Я выложила ему свою гипотезу о возможном продолжении наказания, понесенного в земной жизни, на том свете. Это, похоже, совсем разозлило его, и он зашагал быстрее, больше не оборачиваясь ко мне.

Думая о его внутренних терзаниях, причине его смятения, я бередила свою совесть, обвиняя нас самих в том, что некогда выпустили из рук этого кентавра, одной частью принадлежащего Литературе, другой — важному учреждению с узкими коридорами. А иногда, вспоминая морщинистое лицо его желчной, недовольной всем на свете жены, видела причины всего произошедшего с ним в ней.

Яд, исходящий от этой женщины, я ощутила очень давно, на каком-то общественном мероприятии, заметив, что он обращается с ней как с чем-то смертельно опасным, с тайной осторожностью и трепетным почтением. Такое же отношение просматривалось и в его полных тревоги и страха стихах последних лет, посвященных ее туфлям, перчаткам. Он читал их без вдохновения, с непонятной, напряженной ответственностью, будто официальный документ. И его привычку с раннего утра до поздней ночи, зачастую и по выходным дням, засиживаться в своем кабинете, напоминающем одиночную камеру, я также связывала с нежеланием остаться один на один с этой женщиной.

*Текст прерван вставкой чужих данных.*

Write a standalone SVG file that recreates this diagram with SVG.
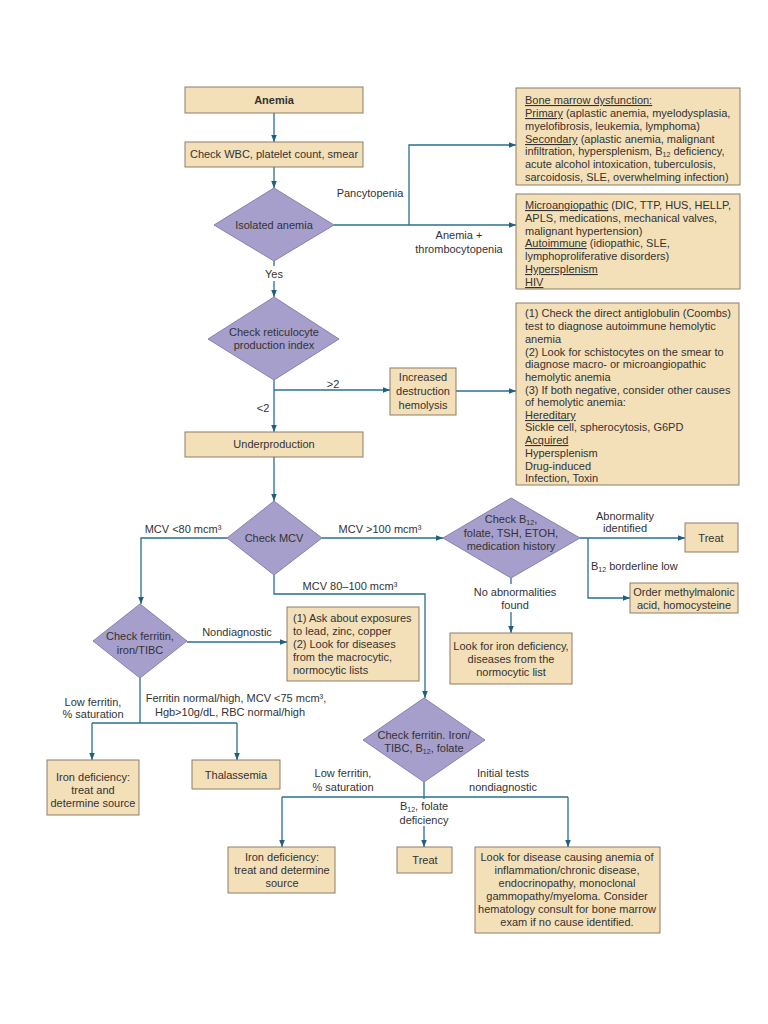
<svg xmlns="http://www.w3.org/2000/svg" width="768" height="1024" viewBox="0 0 768 1024">
<style>
text{font-family:"Liberation Sans",Arial,sans-serif;font-size:11px;fill:#333}
.c{text-anchor:middle}
.b{fill:#f3dfb8;stroke:#8f7d68;stroke-width:1}
.d{fill:#a69ecb;stroke:#8880b3;stroke-width:1}
.l{fill:none;stroke:#2b6e8e;stroke-width:1.3}
.u{text-decoration:underline}
.s{font-size:7px}
</style>
<defs>
<marker id="a" viewBox="0 0 10 10" refX="10" refY="5" markerWidth="7" markerHeight="7" orient="auto" markerUnits="userSpaceOnUse">
<path d="M0,1 L10,5 L0,9 z" fill="#1f5f80"/>
</marker>
</defs>
<rect width="768" height="1024" fill="#fff"/>

<g id="connectors">
<path class="l" d="M274,113 V142" marker-end="url(#a)"/>
<path class="l" d="M274,167 V188" marker-end="url(#a)"/>
<path class="l" d="M334,225 H516" marker-end="url(#a)"/>
<path class="l" d="M409,225 V145 H516" marker-end="url(#a)"/>
<path class="l" d="M274,261 V266"/>
<path class="l" d="M274,281 V297" marker-end="url(#a)"/>
<path class="l" d="M274,380 V432" marker-end="url(#a)"/>
<path class="l" d="M274,390 H390" marker-end="url(#a)"/>
<path class="l" d="M456,391 H516" marker-end="url(#a)"/>
<path class="l" d="M274,457 V501" marker-end="url(#a)"/>
<path class="l" d="M227,538 H141 V604" marker-end="url(#a)"/>
<path class="l" d="M322,538 H443" marker-end="url(#a)"/>
<path class="l" d="M274,575 V594 H425 V698" marker-end="url(#a)"/>
<path class="l" d="M580,538 H685" marker-end="url(#a)"/>
<path class="l" d="M588,538 V598 H630" marker-end="url(#a)"/>
<path class="l" d="M511,578 V584"/>
<path class="l" d="M511,612 V633" marker-end="url(#a)"/>
<path class="l" d="M187,642 H287" marker-end="url(#a)"/>
<path class="l" d="M140,678 V723"/>
<path class="l" d="M92,723 H237"/>
<path class="l" d="M92,723 V760" marker-end="url(#a)"/>
<path class="l" d="M237,723 V760" marker-end="url(#a)"/>
<path class="l" d="M424,782 V797"/>
<path class="l" d="M282,797 H568"/>
<path class="l" d="M282,797 V847" marker-end="url(#a)"/>
<path class="l" d="M568,797 V847" marker-end="url(#a)"/>
<path class="l" d="M424,797 V799"/>
<path class="l" d="M424,826 V847" marker-end="url(#a)"/>
</g>

<g id="labels">
<text class="c" x="370" y="197">Pancytopenia</text>
<text class="c" x="459" y="239">Anemia +</text>
<text class="c" x="459" y="253">thrombocytopenia</text>
<text class="c" x="274" y="278">Yes</text>
<text class="c" x="333" y="388">&gt;2</text>
<text class="c" x="263" y="412">&lt;2</text>
<text class="c" x="183" y="533">MCV &lt;80 mcm³</text>
<text class="c" x="380" y="533">MCV &gt;100 mcm³</text>
<text class="c" x="350" y="590">MCV 80–100 mcm³</text>
<text class="c" x="625" y="520">Abnormality</text>
<text class="c" x="625" y="532">identified</text>
<text x="591" y="570">B<tspan class="s" dy="2">12</tspan><tspan dy="-2"> borderline low</tspan></text>
<text class="c" x="515" y="596">No abnormalities</text>
<text class="c" x="515" y="609">found</text>
<text class="c" x="237" y="636">Nondiagnostic</text>
<text class="c" x="93" y="706">Low ferritin,</text>
<text class="c" x="93" y="718">% saturation</text>
<text class="c" x="236" y="702">Ferritin normal/high, MCV &lt;75 mcm³,</text>
<text class="c" x="230" y="716">Hgb&gt;10g/dL, RBC normal/high</text>
<text class="c" x="343" y="777">Low ferritin,</text>
<text class="c" x="343" y="791">% saturation</text>
<text class="c" x="503" y="777">Initial tests</text>
<text class="c" x="503" y="791">nondiagnostic</text>
<text class="c" x="424" y="810">B<tspan class="s" dy="2">12</tspan><tspan dy="-2">, folate</tspan></text>
<text class="c" x="424" y="824">deficiency</text>
</g>

<g id="anemia">
<rect class="b" x="185" y="87" width="178" height="26"/>
<text class="c" x="274" y="104" font-weight="bold">Anemia</text>
</g>
<g id="check-wbc">
<rect class="b" x="185" y="142" width="178" height="25"/>
<text class="c" x="274" y="158">Check WBC, platelet count, smear</text>
</g>
<g id="isolated-anemia">
<polygon class="d" points="274,188 334,225 274,261 214,225"/>
<text class="c" x="274" y="229">Isolated anemia</text>
</g>
<g id="bone-marrow">
<rect class="b" x="516" y="88" width="224" height="97"/>
<text x="525" y="104"><tspan class="u">Bone marrow dysfunction:</tspan></text>
<text x="525" y="117"><tspan class="u">Primary</tspan> (aplastic anemia, myelodysplasia,</text>
<text x="525" y="130">myelofibrosis, leukemia, lymphoma)</text>
<text x="525" y="143"><tspan class="u">Secondary</tspan> (aplastic anemia, malignant</text>
<text x="525" y="155">infiltration, hypersplenism, B<tspan class="s" dy="2">12</tspan><tspan dy="-2"> deficiency,</tspan></text>
<text x="525" y="168">acute alcohol intoxication, tuberculosis,</text>
<text x="525" y="181">sarcoidosis, SLE, overwhelming infection)</text>
</g>
<g id="microangiopathic">
<rect class="b" x="516" y="194" width="224" height="95"/>
<text x="525" y="209"><tspan class="u">Microangiopathic</tspan> (DIC, TTP, HUS, HELLP,</text>
<text x="525" y="222">APLS, medications, mechanical valves,</text>
<text x="525" y="235">malignant hypertension)</text>
<text x="525" y="247"><tspan class="u">Autoimmune</tspan> (idiopathic, SLE,</text>
<text x="525" y="260">lymphoproliferative disorders)</text>
<text x="525" y="273"><tspan class="u">Hypersplenism</tspan></text>
<text x="525" y="286"><tspan class="u">HIV</tspan></text>
</g>
<g id="reticulocyte">
<polygon class="d" points="274,297 339,339 274,380 208,339"/>
<text class="c" x="274" y="336">Check reticulocyte</text>
<text class="c" x="274" y="349">production index</text>
</g>
<g id="destruction">
<rect class="b" x="390" y="368" width="66" height="47"/>
<text class="c" x="423" y="381">Increased</text>
<text class="c" x="423" y="395">destruction</text>
<text class="c" x="423" y="409">hemolysis</text>
</g>
<g id="hemolysis-box">
<rect class="b" x="516" y="303" width="223" height="182"/>
<text x="525" y="317">(1) Check the direct antiglobulin (Coombs)</text>
<text x="525" y="330">test to diagnose autoimmune hemolytic</text>
<text x="525" y="343">anemia</text>
<text x="525" y="356">(2) Look for schistocytes on the smear to</text>
<text x="525" y="368">diagnose macro- or microangiopathic</text>
<text x="525" y="381">hemolytic anemia</text>
<text x="525" y="394">(3) If both negative, consider other causes</text>
<text x="525" y="406">of hemolytic anemia:</text>
<text x="525" y="419"><tspan class="u">Hereditary</tspan></text>
<text x="525" y="431">Sickle cell, spherocytosis, G6PD</text>
<text x="525" y="444"><tspan class="u">Acquired</tspan></text>
<text x="525" y="457">Hypersplenism</text>
<text x="525" y="470">Drug-induced</text>
<text x="525" y="482">Infection, Toxin</text>
</g>
<g id="underproduction">
<rect class="b" x="185" y="432" width="178" height="25"/>
<text class="c" x="274" y="448">Underproduction</text>
</g>
<g id="check-mcv">
<polygon class="d" points="274,501 322,538 274,575 227,538"/>
<text class="c" x="274" y="542">Check MCV</text>
</g>
<g id="check-b12">
<polygon class="d" points="511,498 580,538 511,578 443,538"/>
<text class="c" x="511" y="523">Check B<tspan class="s" dy="2">12</tspan><tspan dy="-2">,</tspan></text>
<text class="c" x="511" y="537">folate, TSH, ETOH,</text>
<text class="c" x="511" y="550">medication history</text>
</g>
<g id="treat-1">
<rect class="b" x="685" y="523" width="53" height="29"/>
<text class="c" x="711" y="542">Treat</text>
</g>
<g id="order-mma">
<rect class="b" x="630" y="583" width="108" height="30"/>
<text class="c" x="684" y="596">Order methylmalonic</text>
<text class="c" x="684" y="609">acid, homocysteine</text>
</g>
<g id="look-iron">
<rect class="b" x="450" y="633" width="122" height="51"/>
<text class="c" x="511" y="650">Look for iron deficiency,</text>
<text class="c" x="511" y="663">diseases from the</text>
<text class="c" x="511" y="676">normocytic list</text>
</g>
<g id="check-ferritin">
<polygon class="d" points="140,604 187,641 140,678 93,641"/>
<text class="c" x="140" y="640">Check ferritin,</text>
<text class="c" x="140" y="654">iron/TIBC</text>
</g>
<g id="exposures">
<rect class="b" x="287" y="607" width="132" height="74"/>
<text x="293" y="622">(1) Ask about exposures</text>
<text x="293" y="635">to lead, zinc, copper</text>
<text x="293" y="648">(2) Look for diseases</text>
<text x="293" y="661">from the macrocytic,</text>
<text x="293" y="674">normocytic lists</text>
</g>
<g id="iron-def-1">
<rect class="b" x="47" y="760" width="92" height="55"/>
<text class="c" x="93" y="781">Iron deficiency:</text>
<text class="c" x="93" y="794">treat and</text>
<text class="c" x="93" y="807">determine source</text>
</g>
<g id="thalassemia">
<rect class="b" x="192" y="760" width="88" height="29"/>
<text class="c" x="236" y="779">Thalassemia</text>
</g>
<g id="check-ferritin-2">
<polygon class="d" points="424,698 485,740 424,782 363,740"/>
<text class="c" x="424" y="739">Check ferritin. Iron/</text>
<text class="c" x="424" y="752">TIBC, B<tspan class="s" dy="2">12</tspan><tspan dy="-2">, folate</tspan></text>
</g>
<g id="iron-def-2">
<rect class="b" x="228" y="847" width="107" height="46"/>
<text class="c" x="282" y="861">Iron deficiency:</text>
<text class="c" x="282" y="874">treat and determine</text>
<text class="c" x="282" y="887">source</text>
</g>
<g id="treat-2">
<rect class="b" x="397" y="847" width="55" height="26"/>
<text class="c" x="425" y="864">Treat</text>
</g>
<g id="chronic-disease">
<rect class="b" x="475" y="847" width="185" height="86"/>
<text class="c" x="567" y="861">Look for disease causing anemia of</text>
<text class="c" x="567" y="874">inflammation/chronic disease,</text>
<text class="c" x="567" y="887">endocrinopathy, monoclonal</text>
<text class="c" x="567" y="900">gammopathy/myeloma. Consider</text>
<text class="c" x="567" y="913">hematology consult for bone marrow</text>
<text class="c" x="567" y="926">exam if no cause identified.</text>
</g>
</svg>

Временами я сваливала всю вину за происходящее на саму жизнь, на весь мир, управляемый страшными законами материальности, стремящейся уничтожить все духовное. Шагая рядом, я вспоминала его далекое прошлое. Не имея возможности платить за свет и тепло, долгие зимние месяцы он замерзал со своей семьей в темноте. Семейные неурядицы проглядывали сквозь неопрятность его одежд, когда, подавленный беспросветной нуждой, придя на работу, он молча сидел в своем пыльном закутке и смотрел на нас оттуда отрешенным взглядом. В такие минуты он напоминал старого, мудрого филина, потерявшего всякие ориентиры среди обилия развалин, окружающих его с четырех сторон.